What is the remittance basis of taxation?
The remittance basis are the alternative tax rules in place for those people who are UK resident with overseas income and gains but are not classed as UK domiciled. This article will be of interest to those studying for any of the CII R03, R06, AF1 or AF5 exams.
THIS ARTICLE IS RELEVANT TO EXAMINABLE TAX YEAR 2018/19.
What is the arising basis of taxation?
First let’s make clear what the arising basis of taxation is; this is used for UK residents and means that their worldwide income and gains are taxed in the UK. If that money is also taxed in the other country, it still needs to be declared and taxed in the UK; although in most cases, there will be a double taxation agreement meaning that relief is given in the UK for the tax paid overseas. (HMRC may require evidence of paid foreign tax).
If you are UK resident but not UK domiciled, then you have a choice: to use the arising basis or the remittance basis.
What is the remittance basis of taxation?
The remittance basis means that UK tax is only paid on overseas income and gains that are remitted (or brought) into the UK. (Tax will be charged in the normal way on investment income from UK sources). If the remittance basis is chosen and the individual is a long-term UK resident, then the Remittance Basis Charge (RBC) will apply if the person has more than £2,000 unremitted income/gains, and they are over 18.The remittance basis of taxation means that UK tax is only paid on overseas income and gains that are remitted (or brought) into the UK. #CII #R03 Click To Tweet
What is considered ‘long-term residence’?
The definition of long-term residence is more than 7 out of the previous 9 tax years, and since 2017 there have been two levels of charge:
- £30,000 for those people UK resident in at least 7 of the previous 9 tax years
- £60,000 for those people UK resident in at least 12 out of the previous 14 tax years
Since April 2017, worldwide income and gains have been taxed on the arising basis when someone is UK resident for at least 15 out of the previous 20 tax years. Before then, we had a £90,000 charge for those UK resident in at least 17 out of the previous 20 tax years, but in 2017 the deemed domicile rule changes to 15 out of 20 years meant the £90,000 charge no longer applied as those affected will be treated as UK domiciled from the beginning of the 16th year and can’t therefore use the remittance basis.

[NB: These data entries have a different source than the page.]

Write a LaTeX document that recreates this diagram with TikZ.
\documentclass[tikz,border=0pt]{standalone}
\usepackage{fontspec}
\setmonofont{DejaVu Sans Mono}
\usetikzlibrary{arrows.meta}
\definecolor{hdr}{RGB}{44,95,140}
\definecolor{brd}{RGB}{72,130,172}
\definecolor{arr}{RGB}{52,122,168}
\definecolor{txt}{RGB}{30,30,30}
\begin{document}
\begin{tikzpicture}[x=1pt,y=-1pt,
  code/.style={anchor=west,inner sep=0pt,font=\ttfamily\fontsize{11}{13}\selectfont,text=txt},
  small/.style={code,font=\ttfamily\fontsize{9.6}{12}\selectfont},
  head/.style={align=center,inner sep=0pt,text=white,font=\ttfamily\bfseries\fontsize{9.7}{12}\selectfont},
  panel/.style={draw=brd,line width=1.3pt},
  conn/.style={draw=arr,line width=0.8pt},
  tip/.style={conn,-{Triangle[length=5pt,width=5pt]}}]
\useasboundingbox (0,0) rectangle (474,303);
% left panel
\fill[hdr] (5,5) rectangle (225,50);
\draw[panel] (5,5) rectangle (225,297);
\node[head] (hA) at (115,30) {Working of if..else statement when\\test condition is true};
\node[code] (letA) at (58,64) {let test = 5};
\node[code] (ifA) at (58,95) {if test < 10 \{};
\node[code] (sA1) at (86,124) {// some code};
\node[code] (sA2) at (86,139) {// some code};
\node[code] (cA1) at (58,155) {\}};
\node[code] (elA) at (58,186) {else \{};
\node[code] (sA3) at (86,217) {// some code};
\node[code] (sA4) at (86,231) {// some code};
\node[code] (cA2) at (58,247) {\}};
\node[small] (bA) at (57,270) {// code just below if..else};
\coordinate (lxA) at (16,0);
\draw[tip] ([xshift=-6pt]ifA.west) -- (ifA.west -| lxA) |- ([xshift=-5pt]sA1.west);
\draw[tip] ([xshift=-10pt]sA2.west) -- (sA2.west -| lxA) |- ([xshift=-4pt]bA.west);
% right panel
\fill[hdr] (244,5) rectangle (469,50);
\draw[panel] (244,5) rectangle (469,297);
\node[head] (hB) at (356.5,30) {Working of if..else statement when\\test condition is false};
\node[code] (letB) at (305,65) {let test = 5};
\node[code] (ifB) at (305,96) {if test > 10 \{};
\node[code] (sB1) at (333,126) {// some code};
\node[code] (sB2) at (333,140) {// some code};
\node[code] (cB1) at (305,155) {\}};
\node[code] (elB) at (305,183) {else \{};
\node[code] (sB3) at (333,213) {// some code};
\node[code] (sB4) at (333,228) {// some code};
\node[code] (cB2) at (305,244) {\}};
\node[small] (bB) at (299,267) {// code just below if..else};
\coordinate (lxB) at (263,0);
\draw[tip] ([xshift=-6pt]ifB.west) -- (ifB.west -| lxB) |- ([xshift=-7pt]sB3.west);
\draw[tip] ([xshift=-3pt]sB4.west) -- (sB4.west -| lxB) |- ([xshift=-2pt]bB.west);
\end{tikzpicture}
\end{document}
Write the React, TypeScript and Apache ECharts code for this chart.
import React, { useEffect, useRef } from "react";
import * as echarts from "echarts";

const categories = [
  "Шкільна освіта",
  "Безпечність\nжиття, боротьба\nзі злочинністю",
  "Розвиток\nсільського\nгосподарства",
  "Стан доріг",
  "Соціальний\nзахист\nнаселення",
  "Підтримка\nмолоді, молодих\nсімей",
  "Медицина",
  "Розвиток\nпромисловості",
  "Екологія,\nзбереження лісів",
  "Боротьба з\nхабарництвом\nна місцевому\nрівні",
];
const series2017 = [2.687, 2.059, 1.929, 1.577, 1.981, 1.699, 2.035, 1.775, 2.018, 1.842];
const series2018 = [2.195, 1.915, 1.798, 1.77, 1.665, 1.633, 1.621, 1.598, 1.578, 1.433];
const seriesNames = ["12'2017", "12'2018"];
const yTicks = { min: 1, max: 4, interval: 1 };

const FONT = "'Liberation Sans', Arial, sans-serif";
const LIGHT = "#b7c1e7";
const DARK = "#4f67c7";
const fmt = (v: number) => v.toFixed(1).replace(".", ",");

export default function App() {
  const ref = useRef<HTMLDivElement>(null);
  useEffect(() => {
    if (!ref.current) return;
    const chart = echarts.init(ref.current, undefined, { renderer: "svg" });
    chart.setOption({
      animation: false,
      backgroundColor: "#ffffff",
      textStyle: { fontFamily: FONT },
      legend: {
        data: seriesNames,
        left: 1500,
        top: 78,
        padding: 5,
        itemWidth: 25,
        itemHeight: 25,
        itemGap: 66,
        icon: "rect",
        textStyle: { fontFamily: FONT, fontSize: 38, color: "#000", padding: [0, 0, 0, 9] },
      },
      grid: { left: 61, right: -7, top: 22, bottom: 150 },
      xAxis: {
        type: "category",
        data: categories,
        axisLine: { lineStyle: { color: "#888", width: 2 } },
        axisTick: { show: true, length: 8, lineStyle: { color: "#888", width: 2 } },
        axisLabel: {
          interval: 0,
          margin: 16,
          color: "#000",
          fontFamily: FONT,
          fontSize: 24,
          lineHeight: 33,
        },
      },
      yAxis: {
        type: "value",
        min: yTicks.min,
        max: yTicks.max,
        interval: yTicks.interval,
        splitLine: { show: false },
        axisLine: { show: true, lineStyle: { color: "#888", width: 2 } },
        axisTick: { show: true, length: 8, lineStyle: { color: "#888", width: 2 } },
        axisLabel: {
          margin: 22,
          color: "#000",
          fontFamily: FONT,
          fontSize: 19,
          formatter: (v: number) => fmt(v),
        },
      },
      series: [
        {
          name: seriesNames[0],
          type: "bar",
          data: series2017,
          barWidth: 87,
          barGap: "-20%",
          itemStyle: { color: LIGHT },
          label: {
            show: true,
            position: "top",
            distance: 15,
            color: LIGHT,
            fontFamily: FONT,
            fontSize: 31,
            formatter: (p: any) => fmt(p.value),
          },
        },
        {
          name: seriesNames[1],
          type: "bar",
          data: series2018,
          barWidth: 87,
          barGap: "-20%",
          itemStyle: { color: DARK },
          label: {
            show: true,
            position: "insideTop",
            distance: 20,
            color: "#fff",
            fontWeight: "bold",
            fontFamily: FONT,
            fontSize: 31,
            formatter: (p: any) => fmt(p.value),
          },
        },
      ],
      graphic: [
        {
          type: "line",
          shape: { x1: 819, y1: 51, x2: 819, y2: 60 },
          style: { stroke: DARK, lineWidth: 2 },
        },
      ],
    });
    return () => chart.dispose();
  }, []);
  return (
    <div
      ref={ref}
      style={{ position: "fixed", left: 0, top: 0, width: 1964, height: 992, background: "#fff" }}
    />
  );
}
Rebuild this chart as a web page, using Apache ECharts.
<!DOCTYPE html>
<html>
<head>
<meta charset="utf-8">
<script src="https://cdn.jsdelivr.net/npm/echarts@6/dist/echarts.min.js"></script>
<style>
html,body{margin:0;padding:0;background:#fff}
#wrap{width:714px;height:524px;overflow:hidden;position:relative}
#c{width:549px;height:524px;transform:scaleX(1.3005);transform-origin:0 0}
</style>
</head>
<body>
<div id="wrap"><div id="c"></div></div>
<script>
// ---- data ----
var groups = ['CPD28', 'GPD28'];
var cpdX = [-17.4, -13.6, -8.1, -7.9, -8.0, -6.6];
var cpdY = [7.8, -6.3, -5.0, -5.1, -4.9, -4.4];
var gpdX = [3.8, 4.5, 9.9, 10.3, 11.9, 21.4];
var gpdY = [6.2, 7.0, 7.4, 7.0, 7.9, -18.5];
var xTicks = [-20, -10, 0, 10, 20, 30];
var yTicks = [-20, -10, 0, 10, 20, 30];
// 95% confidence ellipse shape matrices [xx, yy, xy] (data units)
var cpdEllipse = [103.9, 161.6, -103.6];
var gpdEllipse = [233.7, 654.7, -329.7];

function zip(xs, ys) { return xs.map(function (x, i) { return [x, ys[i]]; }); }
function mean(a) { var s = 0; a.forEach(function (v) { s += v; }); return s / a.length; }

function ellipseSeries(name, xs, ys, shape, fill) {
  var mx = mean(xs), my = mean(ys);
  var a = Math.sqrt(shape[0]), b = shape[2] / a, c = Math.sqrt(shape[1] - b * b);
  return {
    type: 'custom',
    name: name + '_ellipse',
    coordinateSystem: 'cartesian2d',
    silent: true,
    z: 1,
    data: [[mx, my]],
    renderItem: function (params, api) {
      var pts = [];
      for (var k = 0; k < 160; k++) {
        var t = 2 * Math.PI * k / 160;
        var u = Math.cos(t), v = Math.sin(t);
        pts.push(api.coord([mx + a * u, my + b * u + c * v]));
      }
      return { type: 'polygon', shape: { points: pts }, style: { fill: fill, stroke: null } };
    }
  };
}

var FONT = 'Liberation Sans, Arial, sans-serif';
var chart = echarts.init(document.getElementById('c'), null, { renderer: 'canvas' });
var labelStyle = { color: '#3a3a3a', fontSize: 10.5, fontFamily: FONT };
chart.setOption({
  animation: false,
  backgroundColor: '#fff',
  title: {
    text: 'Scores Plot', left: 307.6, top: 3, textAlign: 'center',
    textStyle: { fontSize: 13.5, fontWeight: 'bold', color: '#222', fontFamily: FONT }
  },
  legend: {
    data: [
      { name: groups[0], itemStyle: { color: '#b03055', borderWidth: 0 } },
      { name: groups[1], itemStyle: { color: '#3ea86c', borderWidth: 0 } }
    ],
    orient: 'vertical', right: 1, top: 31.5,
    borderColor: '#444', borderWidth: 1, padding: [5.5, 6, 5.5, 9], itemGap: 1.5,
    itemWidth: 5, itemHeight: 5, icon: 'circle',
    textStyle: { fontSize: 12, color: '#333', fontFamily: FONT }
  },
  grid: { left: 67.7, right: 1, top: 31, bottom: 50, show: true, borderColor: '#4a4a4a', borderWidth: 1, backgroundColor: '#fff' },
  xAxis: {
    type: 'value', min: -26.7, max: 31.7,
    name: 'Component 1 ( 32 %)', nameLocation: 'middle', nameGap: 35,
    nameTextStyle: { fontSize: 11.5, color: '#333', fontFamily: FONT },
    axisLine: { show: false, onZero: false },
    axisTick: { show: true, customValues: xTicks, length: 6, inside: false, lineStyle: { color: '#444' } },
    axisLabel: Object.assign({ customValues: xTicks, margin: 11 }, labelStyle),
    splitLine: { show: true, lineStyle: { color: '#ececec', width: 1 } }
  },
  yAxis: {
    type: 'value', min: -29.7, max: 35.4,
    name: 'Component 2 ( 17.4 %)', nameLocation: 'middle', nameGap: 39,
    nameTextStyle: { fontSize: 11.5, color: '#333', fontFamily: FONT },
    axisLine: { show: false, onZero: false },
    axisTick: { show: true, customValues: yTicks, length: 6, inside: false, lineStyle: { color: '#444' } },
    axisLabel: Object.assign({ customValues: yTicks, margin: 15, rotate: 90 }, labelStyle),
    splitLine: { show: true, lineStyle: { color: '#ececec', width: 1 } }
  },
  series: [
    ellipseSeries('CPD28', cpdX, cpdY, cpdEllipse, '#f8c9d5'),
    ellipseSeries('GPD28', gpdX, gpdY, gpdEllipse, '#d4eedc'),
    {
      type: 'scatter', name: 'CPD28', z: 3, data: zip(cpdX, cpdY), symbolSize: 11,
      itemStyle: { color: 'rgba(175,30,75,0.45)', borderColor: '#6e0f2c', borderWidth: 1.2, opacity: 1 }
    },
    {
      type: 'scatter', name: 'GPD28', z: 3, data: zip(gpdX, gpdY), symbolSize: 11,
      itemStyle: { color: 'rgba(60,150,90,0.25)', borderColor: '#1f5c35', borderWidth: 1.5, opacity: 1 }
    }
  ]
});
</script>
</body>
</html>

The RBC is basically a tax charge on the overseas income/gains that is left outside of the UK and has to be paid on top of any UK tax paid on UK income/gains, as well as any overseas income/gains that are remitted to the UK.
If someone chooses the remittance basis, they would not normally get a personal allowance or the CGT annual exempt amount – the exception being where unremitted income/gains is less than £2,000, in which case, the remittance basis automatically applies and they keep both the personal allowance and the annual CGT exempt amount. They also won’t have to pay the RBC if they are a long-term resident.
Should I elect for the remittance basis?
Whether to elect for the remittance basis is a decision that is made each tax year, so someone can move between remittance basis and arising basis depending on their circumstances.
Where someone becomes deemed domicile and therefore will be liable to UK tax on overseas income and gains, they should then be able to claim the dividend allowance and the personal savings allowance.
Interestingly (and not something we think will ever be tested!) is that a remittance doesn’t just occur with actual income/gains; it will also occur if something is remitted that was derived from overseas income/gains. For example, if someone buys a work of art overseas using their foreign income and then brings that piece of art to the UK, this is a remittance because it derived from foreign income. Another example is where money is received in the UK from another UK resident, which is in return for overseas money transferred to them overseas!